I've read some complex analysis texts and often there is some appeals to Green's theorems when proving facts about contour integrals of holomorphic functions yet there seems to be a lack of appeals to Green's functions (at least explicitly). We know that for a holomorphic function $f$, we have
$$\frac{\partial f}{\partial\bar{z}} = 0$$
and also that
$$f(z) = \frac{1}{2\pi i}\int_{\gamma} \frac{f(\zeta)}{\zeta-z}\,d\zeta,$$
where $\gamma$ is a circular contour around $z$ (with a winding number of one). Given the duality between partial differential operators and integral operators, this has made me a bit curious as to what the Green's function for $\dfrac{\partial}{\partial \bar{z}}$ is (when one restricts to holomorphic functions).
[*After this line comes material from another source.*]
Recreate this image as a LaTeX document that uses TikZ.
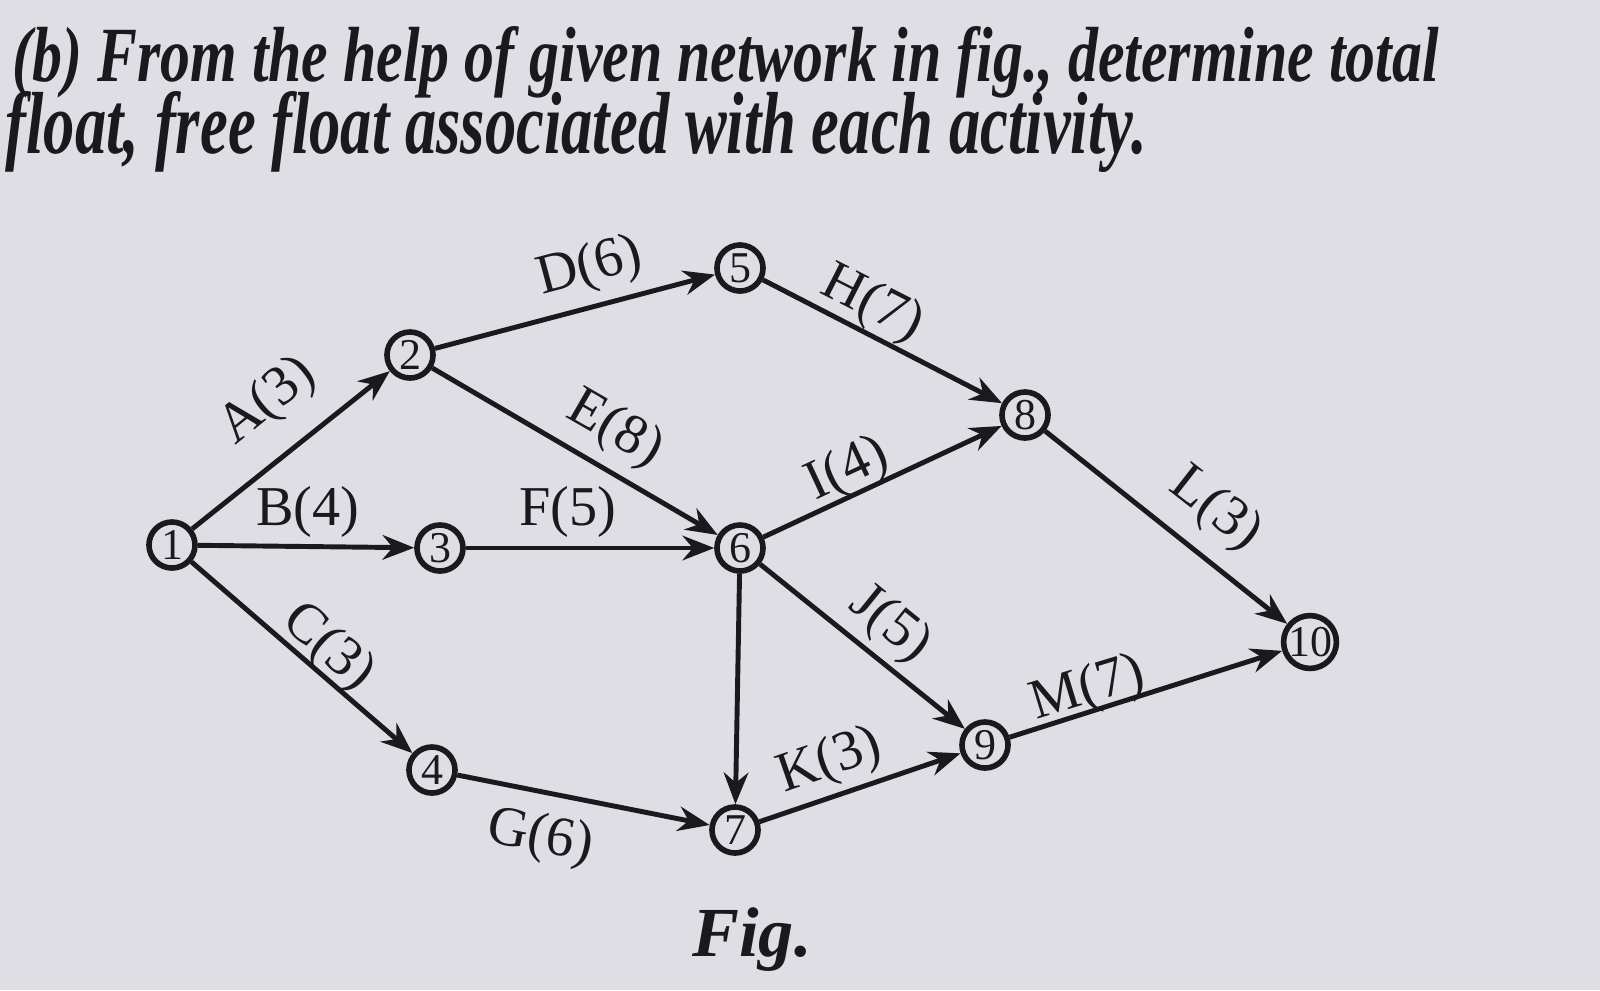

Intuitively, I would hazard to guess that the Green's function is related to $\dfrac{1}{z}$ based on the above observations but I haven't figured out a way to show this. Solving
$$\frac{\partial}{\partial\bar{z}}G = \delta(z)$$
for $G$ seems to be a bit of a tall task. Distributions seem to be a little bit complicated on $\mathbb{C}$. Ultimately, I want to use this understanding to tackle some aspects of Green's functions in several complex variables. Any help would be greatly appreciated!
Best Answer
Actually, it's not so hard to find a solution of $\frac{\partial}{\partial\overline{z}}G =\delta$. You have the right thing there already, modulo normalisation. We have, in the sense of distributions, for any $\varphi\in \mathscr{D}(\mathbb{C})$,
$$\begin{align} \left(\frac{\partial}{\partial\overline{z}}\frac{1}{z-w}\right)[\varphi] &= - \int_{\mathbb{C}} \frac{\partial\varphi}{\partial\overline{z}}(z)\frac{1}{z-w}\,d\lambda\\ &= -\lim_{\varepsilon\to 0} \int_{\varepsilon < \lvert z-w\rvert < R} \frac{\partial\varphi/\partial\overline{z}(z)}{z-w}\,d\lambda \end{align}$$
where $\lambda$ is the Lebesgue measure on $\mathbb{C}$ and $R$ is sufficiently large, so that the support of $\varphi$ is contained in $D_R(w)$. Now write the integral with differential forms, that is, replace $d\lambda$ with $dx\wedge dy$, and write the latter as $\frac{1}{2i}d\overline{z}\wedge dz$. We get
$$\begin{align} \left(\frac{\partial}{\partial\overline{z}}\frac{1}{z-w}\right)[\varphi] &= -\lim_{\varepsilon\to 0} \frac{1}{2i}\int_{\varepsilon < \lvert z-w\rvert < R} \frac{\partial\varphi/\partial\overline{z}(z)}{z-w}\,d\overline{z}\wedge dz\\ &= -\frac{1}{2i}\lim_{\varepsilon\to 0} \int_{\varepsilon < \lvert z-w\rvert < R} d\left(\frac{\varphi(z)}{z-w}\, dz\right) \tag{Stokes}\\ &= \frac{1}{2i}\lim_{\varepsilon\to 0} \int_{\lvert z-w\rvert = \varepsilon} \frac{\varphi(z)}{z-w}\,dz\\ &= \frac{1}{2i}\lim_{\varepsilon\to 0} \left(\int_{\lvert z-w\rvert = \varepsilon} \frac{\varphi(w)}{z-w}\,dz + \int_{\lvert z-w\rvert =\varepsilon} \frac{\varphi(z)-\varphi(w)}{z-w}\,dz \right)\\ &= \pi \varphi(w), \end{align}$$
since by the differentiability of $\varphi$ in $w$, the integrand of the second integral in the penultimate line remains bounded as $\varepsilon\to 0$, and so the second integral is $\leqslant C\cdot 2\pi\varepsilon$ in absolute value by the ML-inequality. That means
$$\frac{1}{\pi}\frac{\partial}{\partial\overline{z}} \frac{1}{z-w} = \delta_w.$$